What this means in plain terms: if you are a W-2 employee, you cannot deduct the cost of work clothing on your federal return in 2026, even if the clothing clearly meets every condition from Pevsner and Revenue Ruling 70-474. A firefighter buying protective gear, a nurse purchasing scrubs, an officer maintaining a uniform — none of these expenses produce a federal tax deduction for employees under current law. The three-part test still defines what type of clothing is a legitimate business expense, but the mechanism for employees to claim it on their returns has been eliminated.

Two groups can still use the deduction:

  • Self-employed taxpayers: If you work for yourself, qualifying work clothing is deductible as a business expense on Schedule C. The miscellaneous itemized deduction suspension applies only to employee expenses claimed on Schedule A. A self-employed welder buying flame-resistant coveralls, for example, deducts that cost directly against business income.
  • Qualified performing artists: Musicians, actors, and entertainers who meet specific income and expense thresholds can deduct employee business expenses, including theatrical clothing unsuitable for everyday wear, as an above-the-line adjustment to income rather than a miscellaneous itemized deduction.6Internal Revenue Service. Publication 529 – Miscellaneous Deductions

Some states still allow unreimbursed employee business expenses as a deduction on state income tax returns even though the federal deduction is gone. Whether your state is one of them depends on whether it decoupled from the federal change. If you are an employee buying required work clothing, checking your state’s rules is the only remaining path to any tax benefit from those costs.

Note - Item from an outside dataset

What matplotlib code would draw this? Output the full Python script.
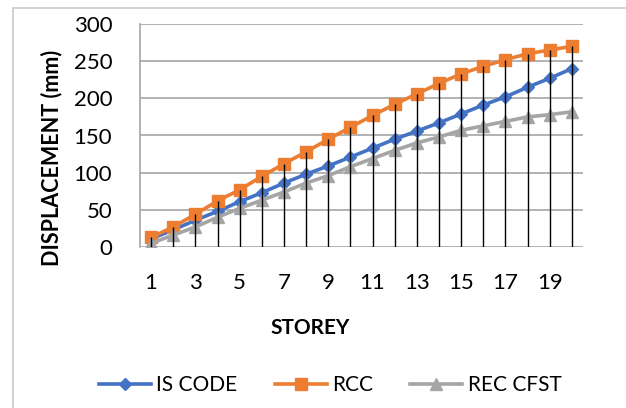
import numpy as np
import matplotlib.pyplot as plt
from matplotlib.patches import Rectangle

plt.rcParams['font.family'] = ['Lato', 'DejaVu Sans']

# Data
storey = list(range(1, 21))
is_code = [11, 23, 36, 48, 61, 73, 86, 98, 109, 121, 133, 145, 156, 167, 179, 191, 202, 215, 227, 240]
rcc = [13, 27, 44, 62, 77, 95, 112, 128, 145, 161, 177, 192, 206, 220, 233, 243, 252, 260, 265, 270]
rec_cfst = [5, 16, 27, 40, 52, 63, 74, 86, 96, 108, 119, 130, 140, 148, 157, 163, 169, 175, 178, 182]
xtick_labels = [1, 3, 5, 7, 9, 11, 13, 15, 17, 19]

fig = plt.figure(figsize=(6.26, 4.08), dpi=100)
fig.patches.append(Rectangle((13 / 626, -0.1), 1.2, 1 - 8 / 408 + 0.1, transform=fig.transFigure,
                             fill=False, edgecolor='#c8c8c8', linewidth=1.2, zorder=0))

ax = fig.add_axes([140 / 626, 1 - 247 / 408, 443 / 626, 223 / 408])

ax.plot(storey, is_code, color='#4472c4', lw=2.6, marker='D', ms=6.5, label='IS CODE', zorder=3)
ax.plot(storey, rcc, color='#ed7d31', lw=2.6, marker='s', ms=8, label='RCC', zorder=3)
ax.plot(storey, rec_cfst, color='#a5a5a5', lw=2.6, marker='^', ms=8, label='REC CFST', zorder=3)

# drop lines from the highest series down to zero
top = np.maximum(np.maximum(is_code, rcc), rec_cfst)
ax.vlines(storey, 0, top, colors='black', lw=1, zorder=4)

ax.set_xlim(0.5, 20.5)
ax.set_ylim(0, 300)
ax.set_yticks(range(0, 301, 50))
ax.set_xticks(xtick_labels)
ax.grid(axis='y', color='#a6a6a6', lw=1.2)
ax.set_axisbelow(True)
for s in ['top', 'right', 'bottom']:
    ax.spines[s].set_visible(False)
ax.spines['left'].set_color('#a6a6a6')
ax.spines['left'].set_linewidth(1.2)
ax.tick_params(axis='y', length=0, pad=20, labelsize=16)
ax.tick_params(axis='x', length=0, pad=19, labelsize=16)

ax.set_ylabel('DISPLACEMENT (mm)', fontsize=15.5, fontweight='bold')
ax.yaxis.set_label_coords(-0.176, 0.40)
ax.set_xlabel('STOREY', fontsize=15, fontweight='bold', va='top')
ax.xaxis.set_label_coords(0.384, -0.32)

fig.legend(loc='center', bbox_to_anchor=(330 / 626, 1 - 385 / 408), ncol=3, frameon=False,
           fontsize=15, handlelength=2.5, handletextpad=0.25, columnspacing=1.8)

fig.savefig('out.png', dpi=100)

Substantiation and Evidence

For self-employed taxpayers and others who remain eligible, proving a clothing deduction requires more than a receipt. The IRS wants to see that the clothing is objectively unsuitable for everyday wear, not just that you paid for it and wore it to work. Useful evidence includes a written employer policy or contract provision that mandates specific attire, photographs of the clothing showing distinctive features like safety ratings or organizational insignia, and records showing the clothing was purchased and maintained separately from your personal wardrobe.

Courts have been clear about what does not count as evidence under the objective standard. Your personal circumstances — a limited social life, a spouse’s disability, a preference for casual clothing — are all irrelevant. In earlier cases like Drill v. Commissioner, courts held that clothing adaptable to general use away from work was nondeductible even when the taxpayer personally would not choose to wear it socially. The test looks at the garment, not the person. If an IRS examiner could walk into a store and buy the same item off the rack for personal use, your deduction is in trouble.1Mercer Law Review. Taxpayers Stripped of Clothing Deductions by an Objective Standard

Why Pevsner Still Matters

The Pevsner decision is nearly half a century old, and the legislative landscape has shifted dramatically since Sandra Pevsner bought those YSL pieces in 1975. But the objective standard it established remains the controlling framework for determining whether work clothing is a legitimate business expense or a disguised personal one. Every time a self-employed contractor wonders whether a hard hat qualifies, or a performer asks about a stage costume, the answer traces back to the same question the Fifth Circuit asked: could an ordinary person wear this on the street?

The case also serves as a cautionary tale about the limits of common-sense arguments in tax law. Pevsner’s position was sympathetic — she genuinely did not want the clothes and never wore them outside work. But tax law runs on administrable rules, not individual fairness. An objective test that occasionally produces harsh results for someone like Pevsner is preferable, in the court’s view, to a subjective test that would let every taxpayer define “unsuitable” according to their own lifestyle and open the door to widespread abuse.